Can you introduce yourself and describe your role on the project? How long have you been in the gaming industry and what drew you to your current position?
My name is Antoine Villepreux and I’m working as Project Manager on Blood-Bowl at Cyanide.
I’ve been in the gaming industry for 9 years now. I started as a programmer, then lead-programmer, and finally Project Manager for a few projects now.
For those people who are unfamiliar with the board game can you give us an overview of the rules and regulations of Blood Bowl? What were some of the challenges/disadvantages to bringing the board game to life?
The original Games-Workshop Game is a tabletop turn based board-game, taking place in a parody of the Warhammer universe.
It’s a mix of several genres: It’s a sport game, kind of a mix between rugby and American football, but with far less rules and more violence. It’s also a deep tactical game with RPG elements (and even looks like a strategy game when playing real-time). And it’s also a management game as you act as a coach managing your team over championships seasons.
The first challenge was to keep the spirit of the original game, which is in fact very funny, and keep the difference between Blood-Bowl and Warhammer in term of graphical universe.
We also decided to be very faithful to the original board game and to try to please the existing fan base. And that was a real challenge because that game has really strict and complicated rules with lot of skills interactions. We could have made a simple arcade football game with Orcs, but we felt Blood Bowl deserved a faithful adaptation.
Did you have to make any changes to the rules when ported the game over or not? Were you able to add anything (races, spells, etc) to the game or is it all based on the board game materials? Will these modes be available on on the platforms?
In turn based mode (we also provide a real-time mode) we tried to be really faithful to the original game, and so to keep exactly the same rules. We know there might remain some issues in the end but we are working hard (especially with our beta testers, coming from the Blood Bowl community for most of them) to minimize that.
We did not add new races: we provide “only” 8 of the original races so there are still a lot of races to add without inventing new ones. That does not mean we did not add anything: in fact that game leaves room for lot of additions: Once the player has entered the “extended” mode we give him access for examples to a real-time mode, an equipment system, sponsors, extra inducements…
Except for the real-time mode that will not be available on small consoles (PSP and DS), most of those additions will be available.
Are there any major differences between the different versions of the game (PC/360 vs. PSP/DS)? How are you planning on using the touchscreen on the DS?
As I said the main difference is the lack of the real-time mode on PSP and DS.
The turn-based mode however is almost the same on all platforms.
Of course there are some slight differences: on 360 the real-time mode is more arcade than on PC, on DS the touch-screen perfectly replaces the PC mouse…

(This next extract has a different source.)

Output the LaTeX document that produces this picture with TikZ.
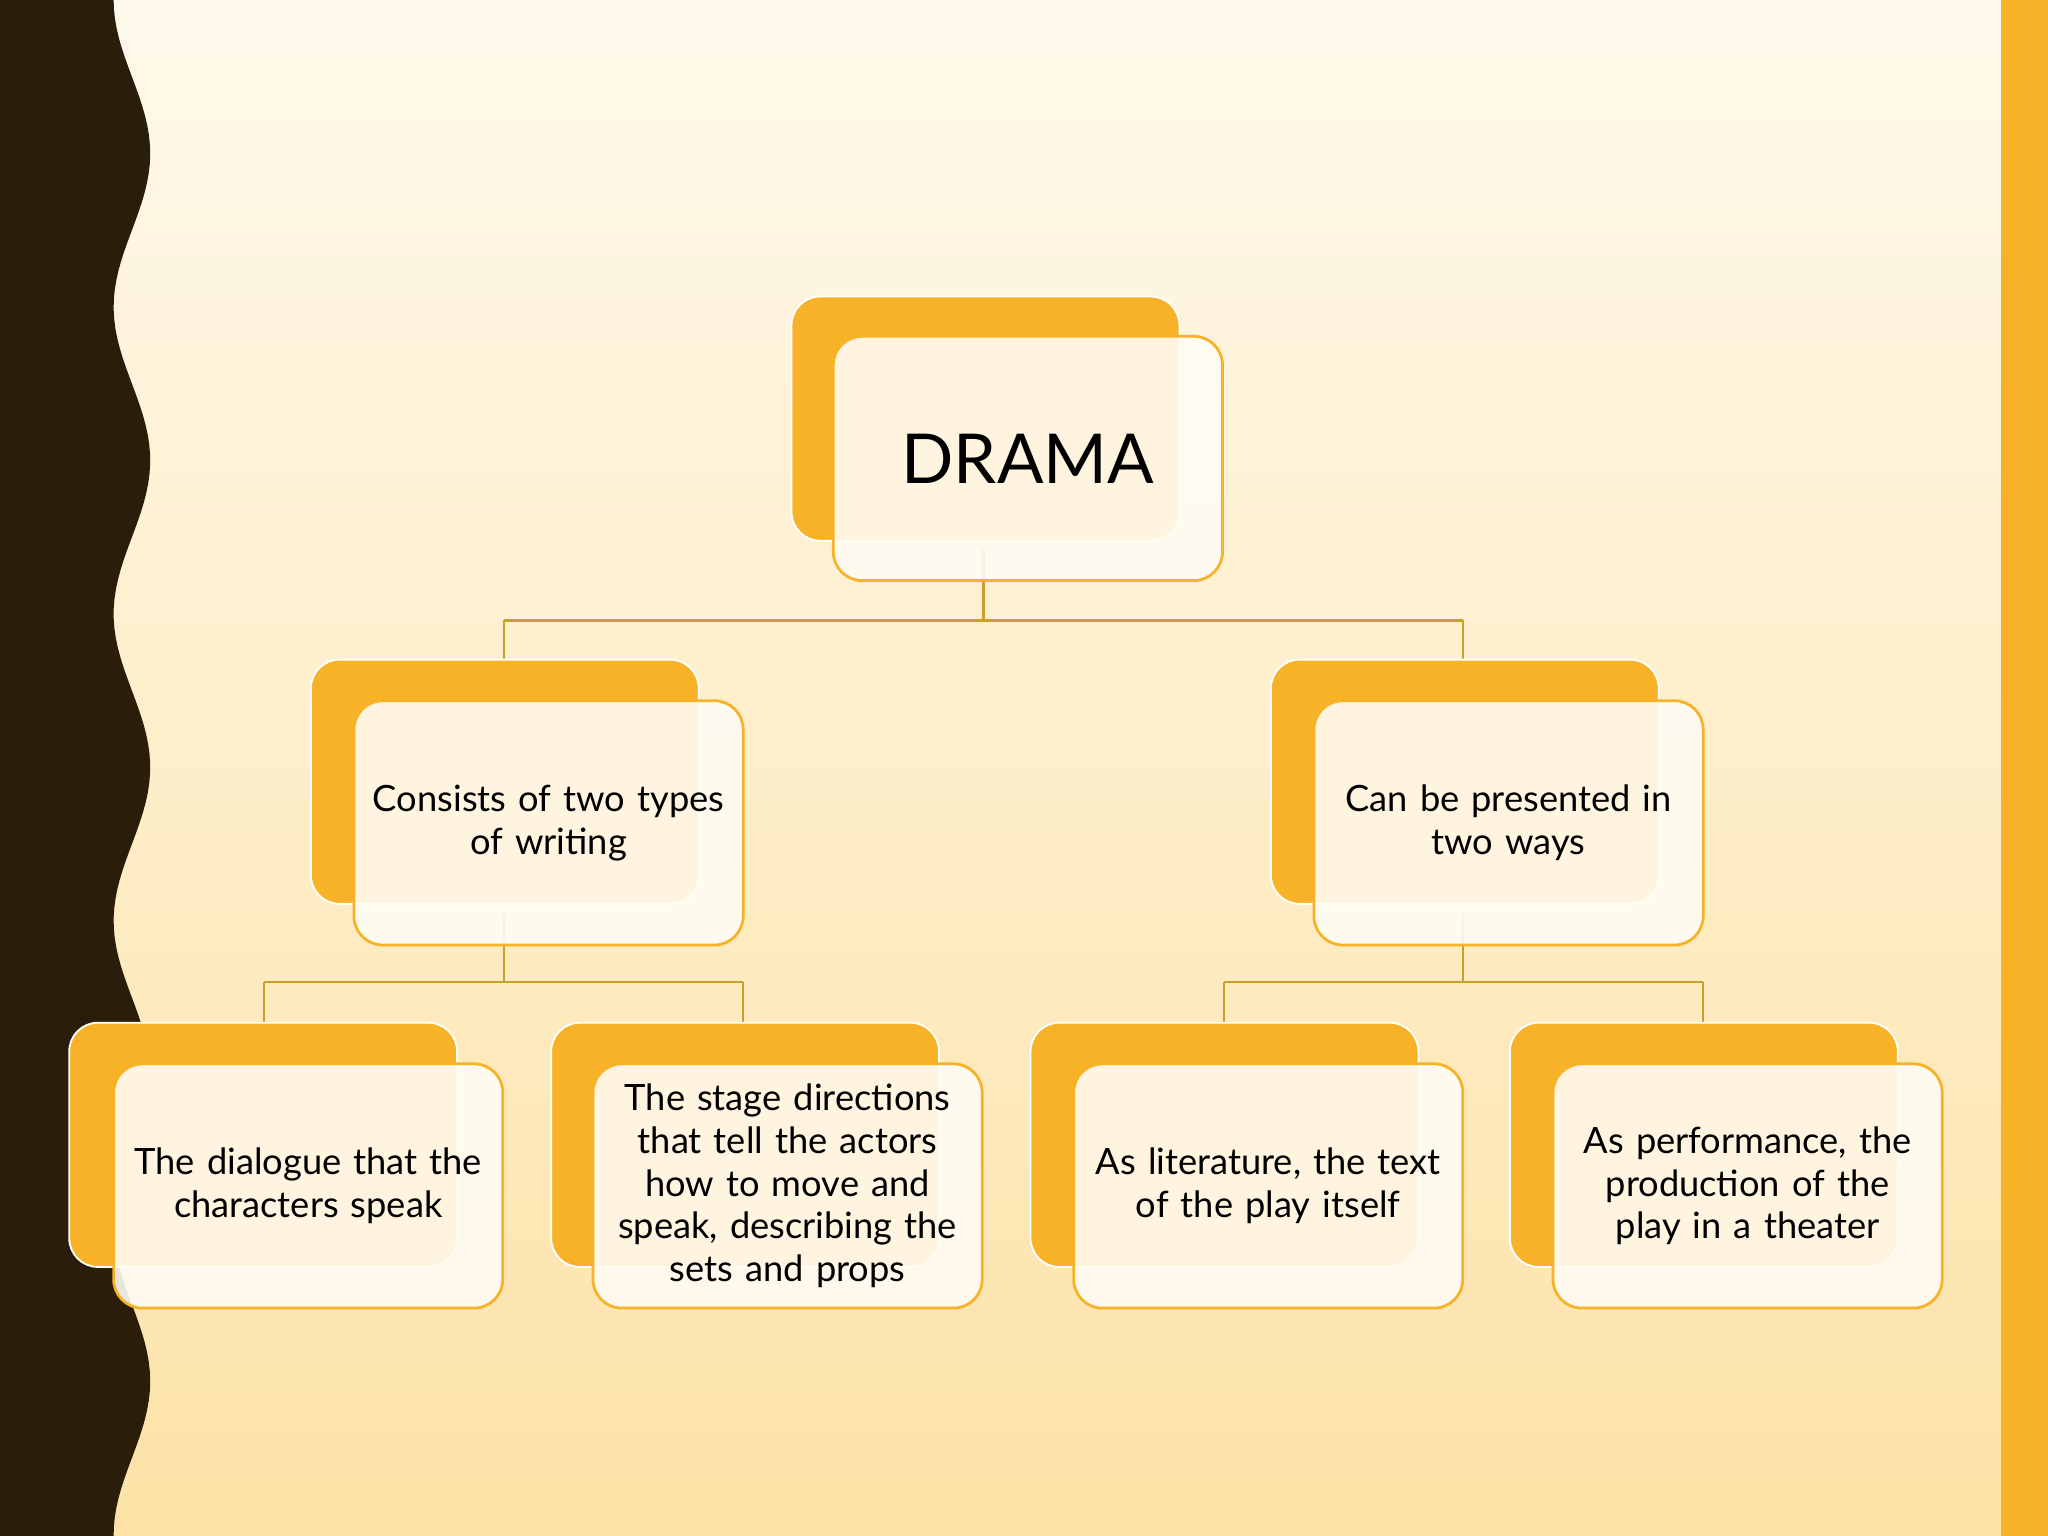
\documentclass[tikz,border=0pt]{standalone}
\usepackage{fontspec}
\setmainfont{Lato}
\definecolor{gold}{HTML}{F7B228}
\definecolor{linec}{HTML}{C9A02A}
\definecolor{brown}{HTML}{2A1D0A}
\definecolor{creamtop}{HTML}{FFF9EC}
\definecolor{creambot}{HTML}{FCE2A6}
\definecolor{boxfill}{HTML}{FFFCF3}
\begin{document}
\begin{tikzpicture}[x=0.1mm,y=-0.1mm,
  back/.style={fill=gold,draw=white,line width=0.4pt,rounded corners=2.2mm},
  front/.style={fill=boxfill,fill opacity=0.9,text opacity=1,draw=gold,line width=0.6pt,rounded corners=2.2mm,
     minimum width=29.8mm,minimum height=18.7mm,align=center,text width=29mm,font=\fontsize{7.9pt}{9.3pt}\selectfont,inner sep=0pt},
  conn/.style={draw=linec,line width=0.5pt}]
\useasboundingbox (0,0) rectangle (1568,1176);
\shade[top color=creamtop,bottom color=creambot] (0,0) rectangle (1568,1176);
\fill[gold] (1532,0) rectangle (1568,1176);
\fill[brown] (0,0) -- plot[domain=0:1176,samples=160] ({101-14*cos(1.5319*\x)},\x) -- (0,1176) -- cycle;
% coordinates for connectors
\coordinate (j0) at (753,475);
\coordinate (j0l) at (386,475); \coordinate (j0r) at (1120,475);
\coordinate (j1) at (386,752); \coordinate (j1l) at (202,752); \coordinate (j1r) at (569,752);
\coordinate (j2) at (1120,752); \coordinate (j2l) at (937,752); \coordinate (j2r) at (1304,752);
\draw[conn] (753,420) -- (j0) (j0l) -- (j0r) (j0l) -- (386,505) (j0r) -- (1120,505);
\draw[conn] (386,700) -- (j1) (j1l) -- (j1r) (j1l) -- (202,783) (j1r) -- (569,783);
\draw[conn] (1120,700) -- (j2) (j2l) -- (j2r) (j2l) -- (937,783) (j2r) -- (1304,783);
% back boxes
\foreach \x/\y in {606/227,238/505,973/505,53/783,422/783,789/783,1156/783}
  \draw[back] (\x,\y) rectangle ++(297,187);
% front boxes
\node[front,font=\fontsize{15pt}{18pt}\selectfont] (drama) at (787,351) {DRAMA};
\node[front] (c1) at (420,630) {Consists of two types\\ of writing};
\node[front] (c2) at (1155,630) {Can be presented in\\ two ways};
\node[front] (d1) at (236,908) {The dialogue that the\\ characters speak};
\node[front] (d2) at (603,908) {The stage directions\\ that tell the actors\\ how to move and\\ speak, describing the\\ sets and props};
\node[front] (d3) at (971,908) {As literature, the text\\ of the play itself};
\node[front] (d4) at (1338,908) {As performance, the\\ production of the\\ play in a theater};
\end{tikzpicture}
\end{document}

The game has a real time and a turn based mode, why did you break the game into two different modes? Can you talk about the differences in the modes in terms of how much control you have over the action and how long a match takes to play?
First we really wanted the turn-based mode, because that’s the only faithful way to play Blood-Bowl. A turn-based match is played the same as a table-top match. Depending on the duration you allow for a turn, a match can take from 20 minutes to 1h30!
Then (and maybe having done Chaos League before was source of inspiration) we thought that providing a different play style would 1/ be really fun and 2/ add more players to a game that might at first seem complicated to newcomers. It also allows you to play a match in 10 minutes, which is a new experience for an existing Blood Bowl player.
What RPG elements are in the game? If I have a player killed in a game are they gone forever or can I resurrect them with a spell during the game or are they gone forever?
Players have attributes and skills. As they play they gain experience that allows them to increase their attributes and gain new skills. And if you play with equipment you can allow buy different pieces of equipment (helmets…) depending on your level. Players also become older, might be injured or even get killed, forever. You then understand why a good apothecary is a must during a match.
Despite the fact that this really is part of the spirit of the game; some people might get frustrated to lose important players in one match, so things like permanent death are optional.